Published: · Region: Africa · Category: geopolitics

Burkina Faso’s Diplomatic Break With France Signals Deeper Rift Over Security and Sovereignty

Burkina Faso has officially severed diplomatic relations with France, with its communications minister framing the move as a rejection of ‘imperialist domination’ and a choice for sovereignty. The break crystallizes a broader shift as Sahel juntas turn away from Paris, experiment with new security patrons, and leave civilians caught between insecurity and geopolitical realignment.

Burkina Faso has formally cut diplomatic ties with its former colonial ruler France, a step its military-led government is presenting as a decisive break with “imperialist domination” and a turn toward what it calls full sovereignty in security and foreign policy.

In a statement read on state television, Communications Minister Gilbert Noël Ouédraogo announced that Burkina Faso had officially severed diplomatic relations with Paris. The minister framed the decision as a defense of national dignity and independence, accusing France of historic domination and suggesting that it was seeking to retain influence even as it was being rejected. Local commentary amplified the message, casting the rupture as a long-delayed “divorce” between Ouagadougou and Paris.
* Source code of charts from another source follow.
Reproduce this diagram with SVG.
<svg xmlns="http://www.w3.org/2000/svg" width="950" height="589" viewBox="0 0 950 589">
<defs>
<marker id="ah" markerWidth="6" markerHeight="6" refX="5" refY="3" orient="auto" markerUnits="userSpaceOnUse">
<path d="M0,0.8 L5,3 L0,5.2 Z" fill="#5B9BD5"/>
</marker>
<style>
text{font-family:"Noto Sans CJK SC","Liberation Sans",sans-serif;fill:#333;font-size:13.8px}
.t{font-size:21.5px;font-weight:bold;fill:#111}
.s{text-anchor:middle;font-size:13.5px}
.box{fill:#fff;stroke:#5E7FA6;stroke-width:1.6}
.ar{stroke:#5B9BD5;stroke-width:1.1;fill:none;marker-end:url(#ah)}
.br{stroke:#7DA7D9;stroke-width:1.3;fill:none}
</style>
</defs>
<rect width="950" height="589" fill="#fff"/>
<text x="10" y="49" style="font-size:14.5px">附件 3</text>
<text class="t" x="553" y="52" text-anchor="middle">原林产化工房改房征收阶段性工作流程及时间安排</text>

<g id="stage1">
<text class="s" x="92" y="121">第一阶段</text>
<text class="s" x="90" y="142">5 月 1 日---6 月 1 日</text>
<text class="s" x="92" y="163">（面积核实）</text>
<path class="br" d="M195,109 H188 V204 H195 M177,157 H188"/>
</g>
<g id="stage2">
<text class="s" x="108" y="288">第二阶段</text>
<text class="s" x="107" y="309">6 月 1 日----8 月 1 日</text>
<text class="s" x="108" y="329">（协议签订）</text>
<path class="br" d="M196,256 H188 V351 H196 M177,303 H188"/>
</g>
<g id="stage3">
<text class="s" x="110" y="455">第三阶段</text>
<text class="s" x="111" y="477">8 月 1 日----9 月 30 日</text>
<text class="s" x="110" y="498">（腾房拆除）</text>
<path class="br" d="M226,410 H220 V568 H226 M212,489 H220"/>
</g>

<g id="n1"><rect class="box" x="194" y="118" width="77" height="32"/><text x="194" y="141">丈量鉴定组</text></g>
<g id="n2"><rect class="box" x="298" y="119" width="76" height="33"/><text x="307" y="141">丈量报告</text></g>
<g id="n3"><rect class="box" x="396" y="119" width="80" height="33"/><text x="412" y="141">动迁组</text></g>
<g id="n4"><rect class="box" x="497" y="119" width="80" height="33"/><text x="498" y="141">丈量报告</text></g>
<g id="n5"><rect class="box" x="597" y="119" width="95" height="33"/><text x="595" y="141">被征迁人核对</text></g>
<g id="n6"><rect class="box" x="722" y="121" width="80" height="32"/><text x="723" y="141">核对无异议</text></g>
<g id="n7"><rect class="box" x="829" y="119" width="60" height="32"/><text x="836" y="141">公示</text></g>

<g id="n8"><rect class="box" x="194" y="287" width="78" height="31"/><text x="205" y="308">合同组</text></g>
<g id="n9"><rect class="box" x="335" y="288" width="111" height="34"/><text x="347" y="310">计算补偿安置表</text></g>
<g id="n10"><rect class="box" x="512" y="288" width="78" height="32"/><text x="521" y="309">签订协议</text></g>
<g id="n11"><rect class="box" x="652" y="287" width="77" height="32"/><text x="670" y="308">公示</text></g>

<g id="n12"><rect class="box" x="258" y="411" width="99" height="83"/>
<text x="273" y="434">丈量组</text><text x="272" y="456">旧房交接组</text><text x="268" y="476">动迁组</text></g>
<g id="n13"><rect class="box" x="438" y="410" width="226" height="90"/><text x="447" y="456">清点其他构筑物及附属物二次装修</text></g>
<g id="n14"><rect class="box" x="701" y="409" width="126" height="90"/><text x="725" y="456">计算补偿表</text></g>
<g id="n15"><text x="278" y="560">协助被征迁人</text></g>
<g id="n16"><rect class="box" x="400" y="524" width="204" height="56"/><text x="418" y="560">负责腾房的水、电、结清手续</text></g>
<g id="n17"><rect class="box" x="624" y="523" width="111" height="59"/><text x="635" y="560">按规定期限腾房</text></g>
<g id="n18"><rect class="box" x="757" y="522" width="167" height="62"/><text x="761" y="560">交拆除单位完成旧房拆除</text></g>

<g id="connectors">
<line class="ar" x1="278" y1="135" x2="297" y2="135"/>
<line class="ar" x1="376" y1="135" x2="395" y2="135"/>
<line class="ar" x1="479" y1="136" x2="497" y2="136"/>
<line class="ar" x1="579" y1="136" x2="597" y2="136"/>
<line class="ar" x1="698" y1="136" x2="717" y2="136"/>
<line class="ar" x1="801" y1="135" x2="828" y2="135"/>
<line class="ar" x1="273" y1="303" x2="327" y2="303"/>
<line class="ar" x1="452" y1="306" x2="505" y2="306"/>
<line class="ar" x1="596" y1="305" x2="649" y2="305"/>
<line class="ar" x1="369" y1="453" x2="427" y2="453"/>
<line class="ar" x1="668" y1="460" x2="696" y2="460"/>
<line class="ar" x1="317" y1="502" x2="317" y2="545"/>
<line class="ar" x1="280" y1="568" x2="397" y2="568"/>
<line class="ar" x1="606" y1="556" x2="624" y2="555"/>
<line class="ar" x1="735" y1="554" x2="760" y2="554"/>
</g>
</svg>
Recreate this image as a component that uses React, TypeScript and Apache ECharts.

For Burkinabe civilians, the shift is unfolding against a backdrop of spiraling insecurity. Large swaths of the country’s north and east have been wracked by jihadist violence linked to groups aligned with al-Qaeda and the Islamic State. Communities have endured massacres, displacement, and the erosion of basic services. France had long been a key security partner, deploying troops and equipment across the Sahel, but its presence became increasingly unpopular amid perceptions that foreign forces were ineffective or disrespectful of local sovereignty.

Under Captain Ibrahim Traoré’s junta, Burkina Faso has already expelled French troops, reoriented its rhetoric against Western influence, and sought closer ties with other partners. Even as its leaders denounce France, they have maintained relationships with other external actors, including Israel—underscored by recently publicized cordial images from a credential ceremony with Israel’s ambassador—and have explored security and economic links with non-Western powers.

Strategically, the diplomatic break is part of a wider reordering across the Sahel, where military juntas in Mali, Burkina Faso, and Niger have pushed out French forces, questioned Western-backed stabilization missions, and flirted with alternative security arrangements, including partnerships with Russia and other non-traditional actors. This shift complicates Western counterterrorism strategies and leaves a vacuum that non-state armed groups and rival powers are eager to exploit.

For France, the loss of its diplomatic and military footprint in Burkina Faso erodes a decades-old network of influence built on defense agreements, development aid, and elite ties. The rupture also sends a message to other African governments under pressure from domestic constituencies that turning away from Paris is not only possible but politically advantageous.

Regional analysts frame these moves as part of a broader “era of economic independence and political sovereignty” narrative taking root in parts of Africa, where many feel that Western engagement has failed to deliver economic emancipation or security. Governments like Burkina Faso’s are seizing that sentiment, arguing that rebalancing away from France is a prerequisite for new forms of partnership, even as they remain dependent on external support and markets.

The shareable truth is uncomfortable for Western capitals: when citizens associate foreign troops and embassies with insecurity and indignity, breaking those ties can be sold domestically as liberation, even if the alternative is uncertain.

The critical markers to watch now include whether Burkina Faso aligns more formally with new security patrons, how it coordinates (or clashes) with neighbors over cross-border militant threats, and how the diplomatic break affects aid flows and development programs. Reactions from Paris and from regional bodies will also reveal whether this is treated as a bilateral rupture or as a warning sign of a wider unraveling in Sahelian-Western relations.